## begin Data extract
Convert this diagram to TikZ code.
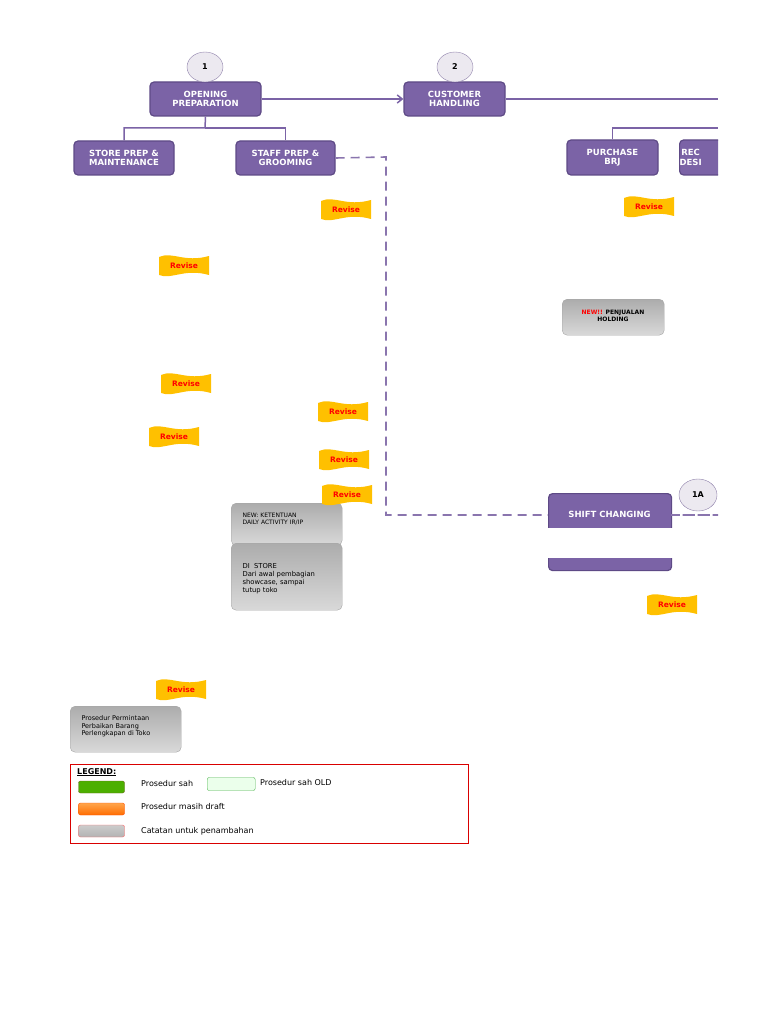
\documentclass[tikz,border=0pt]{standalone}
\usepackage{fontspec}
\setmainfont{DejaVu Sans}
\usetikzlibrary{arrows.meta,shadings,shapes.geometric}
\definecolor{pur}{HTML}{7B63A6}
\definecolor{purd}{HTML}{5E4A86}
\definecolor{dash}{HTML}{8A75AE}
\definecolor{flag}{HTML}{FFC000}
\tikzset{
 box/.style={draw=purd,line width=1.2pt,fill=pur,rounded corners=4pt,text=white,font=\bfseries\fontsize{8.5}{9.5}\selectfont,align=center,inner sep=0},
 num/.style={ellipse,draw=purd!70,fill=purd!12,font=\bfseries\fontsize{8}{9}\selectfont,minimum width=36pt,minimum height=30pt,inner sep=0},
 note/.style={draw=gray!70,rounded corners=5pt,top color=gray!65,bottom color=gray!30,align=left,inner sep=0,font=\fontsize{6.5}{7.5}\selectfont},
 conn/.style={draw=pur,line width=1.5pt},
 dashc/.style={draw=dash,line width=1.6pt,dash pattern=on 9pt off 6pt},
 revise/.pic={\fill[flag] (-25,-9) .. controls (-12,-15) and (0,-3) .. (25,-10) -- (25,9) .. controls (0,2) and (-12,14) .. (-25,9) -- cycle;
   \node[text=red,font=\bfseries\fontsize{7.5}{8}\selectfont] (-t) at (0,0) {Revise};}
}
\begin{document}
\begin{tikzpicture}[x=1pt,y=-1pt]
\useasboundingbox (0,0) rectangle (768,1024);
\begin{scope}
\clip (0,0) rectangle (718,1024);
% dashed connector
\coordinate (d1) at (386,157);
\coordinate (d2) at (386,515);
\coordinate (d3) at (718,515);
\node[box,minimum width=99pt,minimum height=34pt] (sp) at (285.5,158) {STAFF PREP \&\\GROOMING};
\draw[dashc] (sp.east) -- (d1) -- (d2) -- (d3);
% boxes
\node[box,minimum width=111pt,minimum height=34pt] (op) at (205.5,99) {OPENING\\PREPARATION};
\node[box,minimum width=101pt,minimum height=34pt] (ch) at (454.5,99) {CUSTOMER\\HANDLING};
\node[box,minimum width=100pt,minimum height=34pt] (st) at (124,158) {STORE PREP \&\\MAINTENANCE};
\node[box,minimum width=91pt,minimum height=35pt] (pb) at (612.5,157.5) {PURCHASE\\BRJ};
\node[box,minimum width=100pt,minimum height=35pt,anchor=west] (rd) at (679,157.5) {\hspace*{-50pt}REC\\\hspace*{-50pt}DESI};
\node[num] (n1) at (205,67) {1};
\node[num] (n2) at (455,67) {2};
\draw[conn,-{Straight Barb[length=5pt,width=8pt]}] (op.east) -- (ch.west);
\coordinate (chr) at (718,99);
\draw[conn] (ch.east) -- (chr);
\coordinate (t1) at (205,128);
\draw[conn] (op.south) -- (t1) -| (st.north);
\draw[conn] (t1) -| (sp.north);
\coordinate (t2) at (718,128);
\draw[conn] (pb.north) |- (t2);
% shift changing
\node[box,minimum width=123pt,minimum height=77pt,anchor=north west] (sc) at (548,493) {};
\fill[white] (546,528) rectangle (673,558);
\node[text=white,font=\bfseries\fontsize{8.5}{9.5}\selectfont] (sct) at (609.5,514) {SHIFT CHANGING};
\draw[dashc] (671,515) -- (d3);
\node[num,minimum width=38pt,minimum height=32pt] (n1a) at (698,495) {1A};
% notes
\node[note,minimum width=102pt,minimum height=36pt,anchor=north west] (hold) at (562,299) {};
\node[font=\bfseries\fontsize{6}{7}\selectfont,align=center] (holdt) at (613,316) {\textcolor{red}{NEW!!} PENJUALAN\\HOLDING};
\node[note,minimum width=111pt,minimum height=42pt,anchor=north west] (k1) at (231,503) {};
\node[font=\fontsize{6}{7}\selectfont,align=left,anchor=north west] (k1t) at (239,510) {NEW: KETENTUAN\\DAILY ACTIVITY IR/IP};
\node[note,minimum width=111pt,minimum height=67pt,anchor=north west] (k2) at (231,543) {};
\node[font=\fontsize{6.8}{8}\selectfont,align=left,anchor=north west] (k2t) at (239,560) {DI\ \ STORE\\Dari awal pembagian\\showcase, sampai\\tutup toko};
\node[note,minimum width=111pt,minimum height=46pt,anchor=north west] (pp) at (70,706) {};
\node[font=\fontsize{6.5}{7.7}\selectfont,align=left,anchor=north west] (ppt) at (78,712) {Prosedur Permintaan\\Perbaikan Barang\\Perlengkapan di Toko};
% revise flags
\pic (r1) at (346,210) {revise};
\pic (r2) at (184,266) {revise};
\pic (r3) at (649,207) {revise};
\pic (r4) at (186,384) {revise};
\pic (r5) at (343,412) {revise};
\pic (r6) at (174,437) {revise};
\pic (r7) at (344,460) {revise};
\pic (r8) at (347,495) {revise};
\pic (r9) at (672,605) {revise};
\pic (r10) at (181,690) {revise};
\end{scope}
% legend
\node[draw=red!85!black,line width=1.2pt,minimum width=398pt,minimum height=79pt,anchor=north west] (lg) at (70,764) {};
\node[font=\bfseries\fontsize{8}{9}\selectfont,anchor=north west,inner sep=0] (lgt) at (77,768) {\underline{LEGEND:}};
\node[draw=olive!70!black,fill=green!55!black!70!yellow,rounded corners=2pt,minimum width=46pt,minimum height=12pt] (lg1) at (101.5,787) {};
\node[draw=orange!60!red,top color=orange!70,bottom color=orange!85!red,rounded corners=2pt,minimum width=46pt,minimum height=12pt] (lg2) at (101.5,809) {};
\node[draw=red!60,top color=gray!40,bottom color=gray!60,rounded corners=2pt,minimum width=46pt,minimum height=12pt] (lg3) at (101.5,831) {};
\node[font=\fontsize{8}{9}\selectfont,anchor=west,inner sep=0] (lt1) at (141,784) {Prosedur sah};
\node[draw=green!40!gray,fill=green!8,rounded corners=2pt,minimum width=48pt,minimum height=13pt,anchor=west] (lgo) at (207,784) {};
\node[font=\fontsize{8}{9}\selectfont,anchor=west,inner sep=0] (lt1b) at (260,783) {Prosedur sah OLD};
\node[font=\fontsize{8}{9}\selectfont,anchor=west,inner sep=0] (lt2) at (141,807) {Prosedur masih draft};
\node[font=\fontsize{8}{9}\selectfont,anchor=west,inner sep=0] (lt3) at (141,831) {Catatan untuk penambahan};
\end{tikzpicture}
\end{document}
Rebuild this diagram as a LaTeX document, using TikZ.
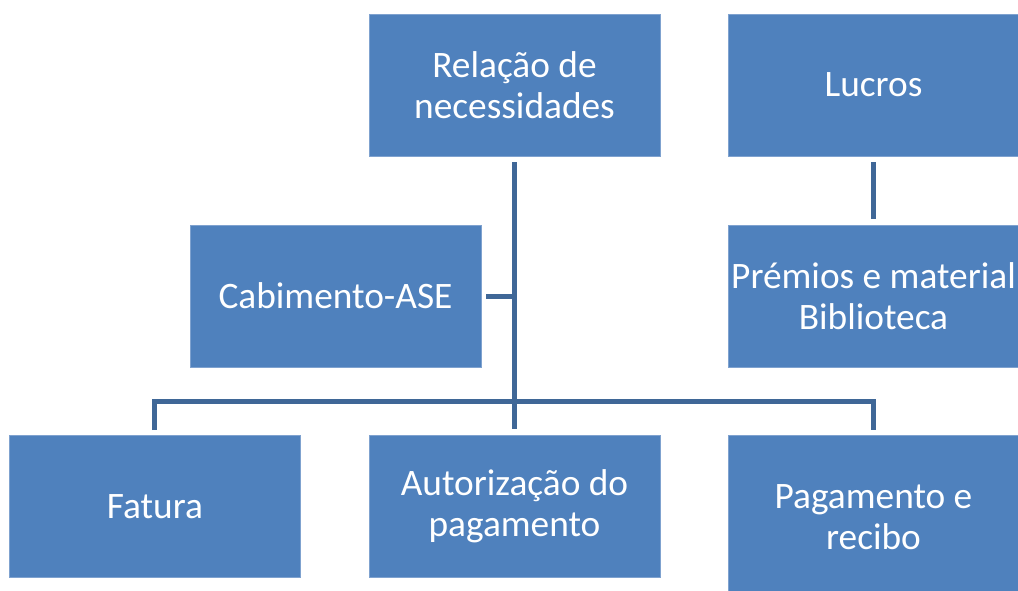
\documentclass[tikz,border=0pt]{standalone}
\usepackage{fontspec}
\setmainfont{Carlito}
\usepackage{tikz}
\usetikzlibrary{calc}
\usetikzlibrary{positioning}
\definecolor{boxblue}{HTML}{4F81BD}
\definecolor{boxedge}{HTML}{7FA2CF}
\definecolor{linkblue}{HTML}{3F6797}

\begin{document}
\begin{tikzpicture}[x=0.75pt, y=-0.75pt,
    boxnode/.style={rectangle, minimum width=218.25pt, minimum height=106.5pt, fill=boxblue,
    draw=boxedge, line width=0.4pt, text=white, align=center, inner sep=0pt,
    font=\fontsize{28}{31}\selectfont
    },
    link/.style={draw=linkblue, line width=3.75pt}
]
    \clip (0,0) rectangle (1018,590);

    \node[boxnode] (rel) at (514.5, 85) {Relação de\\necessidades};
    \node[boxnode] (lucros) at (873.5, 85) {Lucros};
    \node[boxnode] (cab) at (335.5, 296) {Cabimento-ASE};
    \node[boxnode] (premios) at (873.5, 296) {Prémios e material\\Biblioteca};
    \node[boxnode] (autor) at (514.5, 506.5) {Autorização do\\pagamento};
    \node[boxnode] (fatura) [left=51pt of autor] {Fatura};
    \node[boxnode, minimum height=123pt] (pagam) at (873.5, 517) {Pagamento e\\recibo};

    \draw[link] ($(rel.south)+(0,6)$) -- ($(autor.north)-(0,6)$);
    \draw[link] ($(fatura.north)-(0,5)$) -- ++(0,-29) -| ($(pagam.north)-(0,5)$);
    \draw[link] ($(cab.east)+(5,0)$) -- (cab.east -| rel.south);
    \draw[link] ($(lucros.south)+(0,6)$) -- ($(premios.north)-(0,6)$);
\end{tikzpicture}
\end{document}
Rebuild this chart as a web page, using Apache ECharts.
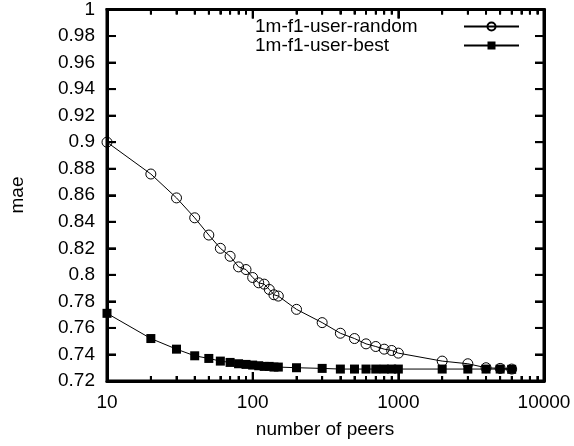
## end Data extract
■ Work required
Your answer should be a single number: the count of lines in the entries that contain the word "diagram".

■ Task result
2